Retype the listing below line for line, but only from the line with "Give me the" down to the line with "const seriesList = [circ1, circ2, circ3, circ4, circ5];", inclusive. Pictures stay out.

#### [Dataset entries]
■ ■ ■ ■

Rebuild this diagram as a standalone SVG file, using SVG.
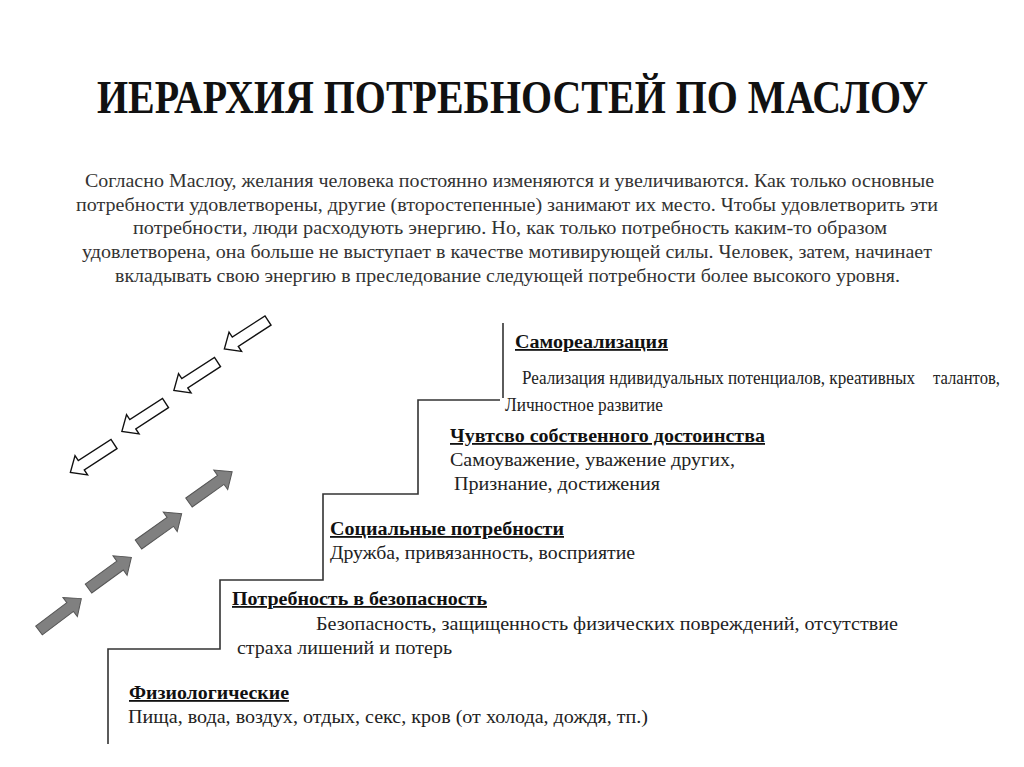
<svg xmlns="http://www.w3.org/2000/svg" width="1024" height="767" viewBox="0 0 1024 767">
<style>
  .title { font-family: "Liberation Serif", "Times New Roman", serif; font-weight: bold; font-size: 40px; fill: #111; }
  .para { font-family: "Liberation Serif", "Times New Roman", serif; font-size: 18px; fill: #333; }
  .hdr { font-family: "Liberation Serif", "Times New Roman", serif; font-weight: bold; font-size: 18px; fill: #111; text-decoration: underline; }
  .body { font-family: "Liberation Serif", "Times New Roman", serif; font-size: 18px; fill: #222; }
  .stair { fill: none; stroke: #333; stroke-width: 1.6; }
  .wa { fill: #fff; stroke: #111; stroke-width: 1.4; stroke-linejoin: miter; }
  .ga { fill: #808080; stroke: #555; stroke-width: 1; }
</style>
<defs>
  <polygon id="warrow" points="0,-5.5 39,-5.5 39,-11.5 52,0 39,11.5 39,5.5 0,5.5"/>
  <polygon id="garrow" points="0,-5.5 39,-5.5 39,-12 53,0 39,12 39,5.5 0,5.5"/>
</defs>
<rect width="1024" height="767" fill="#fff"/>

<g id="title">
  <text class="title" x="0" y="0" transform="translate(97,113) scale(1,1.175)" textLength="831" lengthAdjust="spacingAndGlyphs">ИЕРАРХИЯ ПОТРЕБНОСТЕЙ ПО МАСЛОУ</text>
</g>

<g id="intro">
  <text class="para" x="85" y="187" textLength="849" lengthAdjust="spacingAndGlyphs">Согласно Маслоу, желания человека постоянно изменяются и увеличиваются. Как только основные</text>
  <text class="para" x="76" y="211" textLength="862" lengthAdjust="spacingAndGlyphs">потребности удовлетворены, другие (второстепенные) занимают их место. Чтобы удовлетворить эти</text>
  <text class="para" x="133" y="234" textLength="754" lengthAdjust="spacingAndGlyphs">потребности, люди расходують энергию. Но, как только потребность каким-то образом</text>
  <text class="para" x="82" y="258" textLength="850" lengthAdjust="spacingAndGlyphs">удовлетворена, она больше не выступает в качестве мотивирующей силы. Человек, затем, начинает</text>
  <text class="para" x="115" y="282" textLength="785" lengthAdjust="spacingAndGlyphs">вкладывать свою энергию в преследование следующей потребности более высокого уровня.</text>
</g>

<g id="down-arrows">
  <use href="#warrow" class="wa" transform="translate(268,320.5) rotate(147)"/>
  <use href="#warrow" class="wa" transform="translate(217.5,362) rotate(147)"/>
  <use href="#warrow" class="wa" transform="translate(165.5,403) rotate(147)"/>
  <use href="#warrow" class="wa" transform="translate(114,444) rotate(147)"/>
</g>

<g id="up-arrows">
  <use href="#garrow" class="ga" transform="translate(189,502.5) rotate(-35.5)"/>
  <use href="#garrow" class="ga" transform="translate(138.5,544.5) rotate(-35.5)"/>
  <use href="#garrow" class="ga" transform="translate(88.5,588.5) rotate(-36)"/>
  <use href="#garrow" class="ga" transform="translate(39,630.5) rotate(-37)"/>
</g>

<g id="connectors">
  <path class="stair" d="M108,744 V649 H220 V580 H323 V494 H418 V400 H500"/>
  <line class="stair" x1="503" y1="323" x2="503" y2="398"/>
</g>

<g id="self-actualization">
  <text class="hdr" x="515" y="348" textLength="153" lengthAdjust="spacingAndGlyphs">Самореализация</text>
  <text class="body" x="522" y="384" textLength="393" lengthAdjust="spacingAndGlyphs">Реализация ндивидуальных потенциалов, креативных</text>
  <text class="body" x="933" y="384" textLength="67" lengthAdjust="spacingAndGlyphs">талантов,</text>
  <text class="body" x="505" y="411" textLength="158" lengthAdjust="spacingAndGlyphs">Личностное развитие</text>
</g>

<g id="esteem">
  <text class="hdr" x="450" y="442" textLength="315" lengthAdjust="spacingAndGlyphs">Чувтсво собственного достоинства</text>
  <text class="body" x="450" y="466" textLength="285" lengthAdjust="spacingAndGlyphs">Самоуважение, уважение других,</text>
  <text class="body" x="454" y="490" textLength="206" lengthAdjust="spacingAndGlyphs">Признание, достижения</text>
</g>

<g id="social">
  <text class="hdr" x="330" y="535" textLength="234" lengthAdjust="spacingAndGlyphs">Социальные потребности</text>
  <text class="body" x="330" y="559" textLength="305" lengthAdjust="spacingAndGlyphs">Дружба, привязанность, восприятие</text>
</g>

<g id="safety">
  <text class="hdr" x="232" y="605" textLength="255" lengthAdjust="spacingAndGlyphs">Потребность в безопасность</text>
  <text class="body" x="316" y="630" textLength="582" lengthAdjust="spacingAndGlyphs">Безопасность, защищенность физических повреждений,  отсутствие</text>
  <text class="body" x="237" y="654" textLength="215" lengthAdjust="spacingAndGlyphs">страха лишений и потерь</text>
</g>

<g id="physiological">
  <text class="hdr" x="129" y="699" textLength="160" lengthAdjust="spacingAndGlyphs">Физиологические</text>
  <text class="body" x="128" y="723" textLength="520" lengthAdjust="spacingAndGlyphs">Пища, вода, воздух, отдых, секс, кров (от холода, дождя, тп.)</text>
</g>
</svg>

■ ■ ■ ■

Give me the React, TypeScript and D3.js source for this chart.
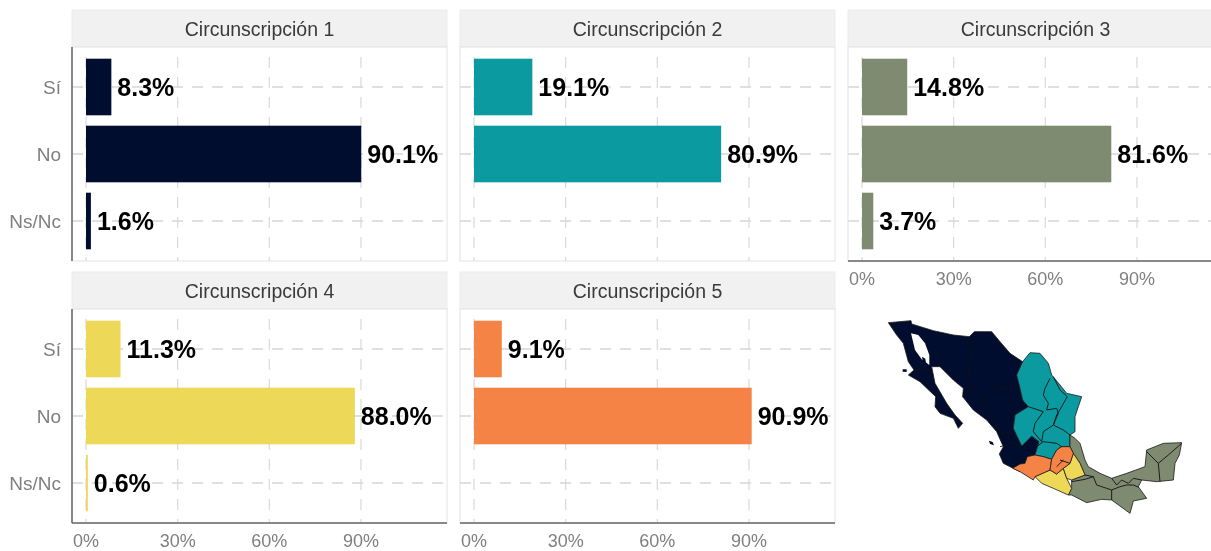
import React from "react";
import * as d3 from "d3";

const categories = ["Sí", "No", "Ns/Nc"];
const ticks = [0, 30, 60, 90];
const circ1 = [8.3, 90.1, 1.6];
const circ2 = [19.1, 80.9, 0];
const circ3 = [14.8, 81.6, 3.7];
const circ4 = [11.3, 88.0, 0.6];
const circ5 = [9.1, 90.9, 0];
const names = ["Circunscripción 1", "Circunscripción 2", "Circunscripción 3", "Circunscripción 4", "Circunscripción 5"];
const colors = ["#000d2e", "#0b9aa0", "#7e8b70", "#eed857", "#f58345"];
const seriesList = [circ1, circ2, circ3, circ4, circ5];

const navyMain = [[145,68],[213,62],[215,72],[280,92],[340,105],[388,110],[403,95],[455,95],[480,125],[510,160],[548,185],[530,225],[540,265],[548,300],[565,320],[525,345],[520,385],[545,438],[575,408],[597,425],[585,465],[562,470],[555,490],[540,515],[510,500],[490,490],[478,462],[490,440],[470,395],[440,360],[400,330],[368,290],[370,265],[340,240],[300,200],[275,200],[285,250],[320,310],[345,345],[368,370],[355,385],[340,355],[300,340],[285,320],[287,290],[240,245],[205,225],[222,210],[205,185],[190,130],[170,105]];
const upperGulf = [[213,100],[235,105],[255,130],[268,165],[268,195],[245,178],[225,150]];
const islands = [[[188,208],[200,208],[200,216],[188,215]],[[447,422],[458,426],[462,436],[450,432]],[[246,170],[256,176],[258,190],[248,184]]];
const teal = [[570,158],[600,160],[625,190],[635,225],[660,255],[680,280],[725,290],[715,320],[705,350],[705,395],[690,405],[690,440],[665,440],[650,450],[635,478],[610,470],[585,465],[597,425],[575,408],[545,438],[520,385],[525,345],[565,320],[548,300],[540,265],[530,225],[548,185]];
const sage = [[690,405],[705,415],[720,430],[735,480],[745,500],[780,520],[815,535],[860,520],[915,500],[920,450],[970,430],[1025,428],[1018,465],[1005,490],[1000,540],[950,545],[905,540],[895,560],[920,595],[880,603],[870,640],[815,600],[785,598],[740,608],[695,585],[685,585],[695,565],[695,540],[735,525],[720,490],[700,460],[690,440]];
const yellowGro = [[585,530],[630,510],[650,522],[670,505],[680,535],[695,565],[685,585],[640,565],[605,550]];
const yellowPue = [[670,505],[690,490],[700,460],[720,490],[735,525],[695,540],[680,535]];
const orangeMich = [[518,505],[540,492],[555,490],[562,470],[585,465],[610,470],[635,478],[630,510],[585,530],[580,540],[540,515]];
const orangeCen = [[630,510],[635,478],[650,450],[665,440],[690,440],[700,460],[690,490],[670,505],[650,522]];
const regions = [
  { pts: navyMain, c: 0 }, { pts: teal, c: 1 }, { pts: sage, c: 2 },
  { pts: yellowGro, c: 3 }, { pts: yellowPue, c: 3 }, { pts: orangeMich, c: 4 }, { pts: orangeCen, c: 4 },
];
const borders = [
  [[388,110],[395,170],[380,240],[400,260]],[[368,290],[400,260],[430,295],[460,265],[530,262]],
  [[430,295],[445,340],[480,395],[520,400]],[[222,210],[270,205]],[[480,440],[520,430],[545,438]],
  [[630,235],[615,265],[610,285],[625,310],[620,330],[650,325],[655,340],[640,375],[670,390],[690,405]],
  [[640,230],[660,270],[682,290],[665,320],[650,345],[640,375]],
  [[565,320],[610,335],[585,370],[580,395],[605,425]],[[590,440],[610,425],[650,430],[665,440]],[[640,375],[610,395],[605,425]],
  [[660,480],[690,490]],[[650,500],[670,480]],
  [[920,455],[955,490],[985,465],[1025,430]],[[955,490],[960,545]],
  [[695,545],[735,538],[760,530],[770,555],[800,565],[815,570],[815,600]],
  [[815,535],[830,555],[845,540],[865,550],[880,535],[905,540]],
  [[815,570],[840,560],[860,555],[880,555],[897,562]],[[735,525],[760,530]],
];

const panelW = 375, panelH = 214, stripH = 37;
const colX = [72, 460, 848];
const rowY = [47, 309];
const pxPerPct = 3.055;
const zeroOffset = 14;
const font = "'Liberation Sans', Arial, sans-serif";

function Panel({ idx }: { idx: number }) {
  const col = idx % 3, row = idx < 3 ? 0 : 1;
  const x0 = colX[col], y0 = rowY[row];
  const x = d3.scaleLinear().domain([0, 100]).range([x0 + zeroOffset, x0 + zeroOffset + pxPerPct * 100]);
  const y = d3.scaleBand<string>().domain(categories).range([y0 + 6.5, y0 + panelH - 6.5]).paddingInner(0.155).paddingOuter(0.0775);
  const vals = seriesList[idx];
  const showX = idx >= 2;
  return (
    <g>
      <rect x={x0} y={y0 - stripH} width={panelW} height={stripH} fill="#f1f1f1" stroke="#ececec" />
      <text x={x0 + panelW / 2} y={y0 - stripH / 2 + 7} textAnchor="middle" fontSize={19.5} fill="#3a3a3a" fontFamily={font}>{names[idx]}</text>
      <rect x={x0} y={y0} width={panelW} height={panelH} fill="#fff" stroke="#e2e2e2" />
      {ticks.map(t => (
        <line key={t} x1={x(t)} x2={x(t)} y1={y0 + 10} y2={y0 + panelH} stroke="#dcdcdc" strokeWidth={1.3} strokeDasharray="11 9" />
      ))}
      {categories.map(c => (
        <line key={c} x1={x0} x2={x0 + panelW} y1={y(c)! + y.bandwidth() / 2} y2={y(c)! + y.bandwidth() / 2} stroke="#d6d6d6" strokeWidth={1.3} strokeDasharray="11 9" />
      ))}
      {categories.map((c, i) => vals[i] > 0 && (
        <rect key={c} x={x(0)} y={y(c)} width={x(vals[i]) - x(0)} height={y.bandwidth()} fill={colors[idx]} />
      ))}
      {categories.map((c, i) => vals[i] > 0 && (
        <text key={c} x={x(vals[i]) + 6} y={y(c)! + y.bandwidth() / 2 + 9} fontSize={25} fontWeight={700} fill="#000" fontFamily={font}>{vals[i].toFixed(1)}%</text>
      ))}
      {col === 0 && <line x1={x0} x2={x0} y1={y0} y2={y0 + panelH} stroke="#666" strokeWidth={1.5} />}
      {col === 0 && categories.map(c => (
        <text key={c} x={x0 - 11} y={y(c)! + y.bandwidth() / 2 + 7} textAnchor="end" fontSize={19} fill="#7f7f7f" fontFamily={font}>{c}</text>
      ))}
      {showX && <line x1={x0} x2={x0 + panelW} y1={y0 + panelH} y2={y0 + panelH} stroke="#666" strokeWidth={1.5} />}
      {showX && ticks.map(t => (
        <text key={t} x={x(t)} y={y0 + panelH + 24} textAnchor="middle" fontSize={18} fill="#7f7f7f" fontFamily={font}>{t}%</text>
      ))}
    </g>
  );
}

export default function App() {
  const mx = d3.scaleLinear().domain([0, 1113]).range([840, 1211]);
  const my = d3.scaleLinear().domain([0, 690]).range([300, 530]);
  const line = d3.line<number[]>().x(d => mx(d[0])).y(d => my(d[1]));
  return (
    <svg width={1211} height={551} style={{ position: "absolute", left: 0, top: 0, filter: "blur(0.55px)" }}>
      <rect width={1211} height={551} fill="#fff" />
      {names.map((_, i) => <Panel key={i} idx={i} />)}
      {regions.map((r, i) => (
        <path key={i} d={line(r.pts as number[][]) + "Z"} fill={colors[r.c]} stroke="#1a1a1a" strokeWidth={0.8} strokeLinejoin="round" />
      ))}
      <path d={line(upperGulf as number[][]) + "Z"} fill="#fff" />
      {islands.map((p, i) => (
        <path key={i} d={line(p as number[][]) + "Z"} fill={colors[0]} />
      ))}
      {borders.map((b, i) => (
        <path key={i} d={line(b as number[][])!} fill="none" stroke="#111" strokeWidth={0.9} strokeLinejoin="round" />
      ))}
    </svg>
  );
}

■ ■ ■ ■

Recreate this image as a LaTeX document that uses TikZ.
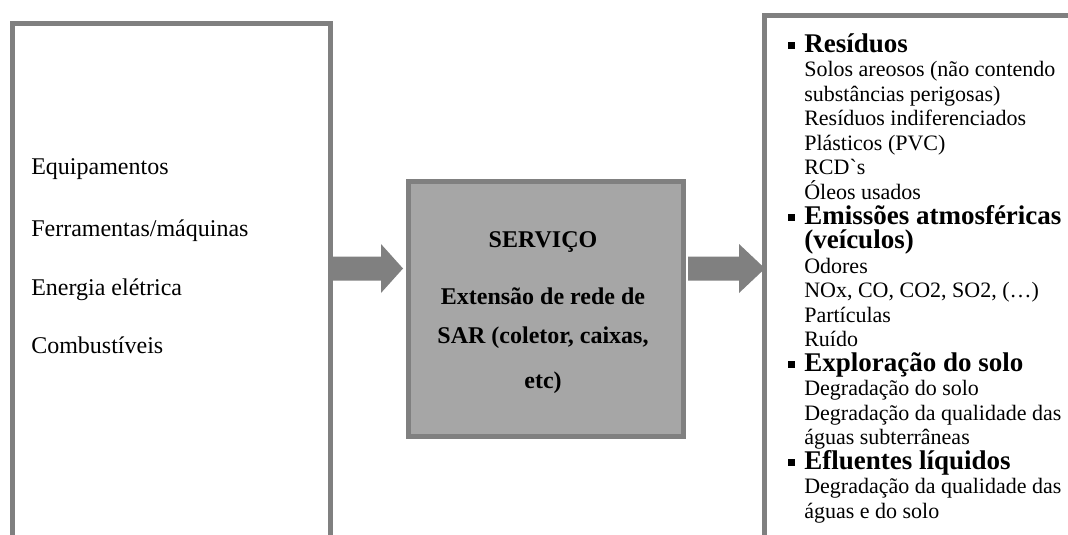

■ ■ ■ ■

#### [Task result]
Give me the React, TypeScript and D3.js source for this chart.
import React from "react";
import * as d3 from "d3";

const categories = ["Sí", "No", "Ns/Nc"];
const ticks = [0, 30, 60, 90];
const circ1 = [8.3, 90.1, 1.6];
const circ2 = [19.1, 80.9, 0];
const circ3 = [14.8, 81.6, 3.7];
const circ4 = [11.3, 88.0, 0.6];
const circ5 = [9.1, 90.9, 0];
const names = ["Circunscripción 1", "Circunscripción 2", "Circunscripción 3", "Circunscripción 4", "Circunscripción 5"];
const colors = ["#000d2e", "#0b9aa0", "#7e8b70", "#eed857", "#f58345"];
const seriesList = [circ1, circ2, circ3, circ4, circ5];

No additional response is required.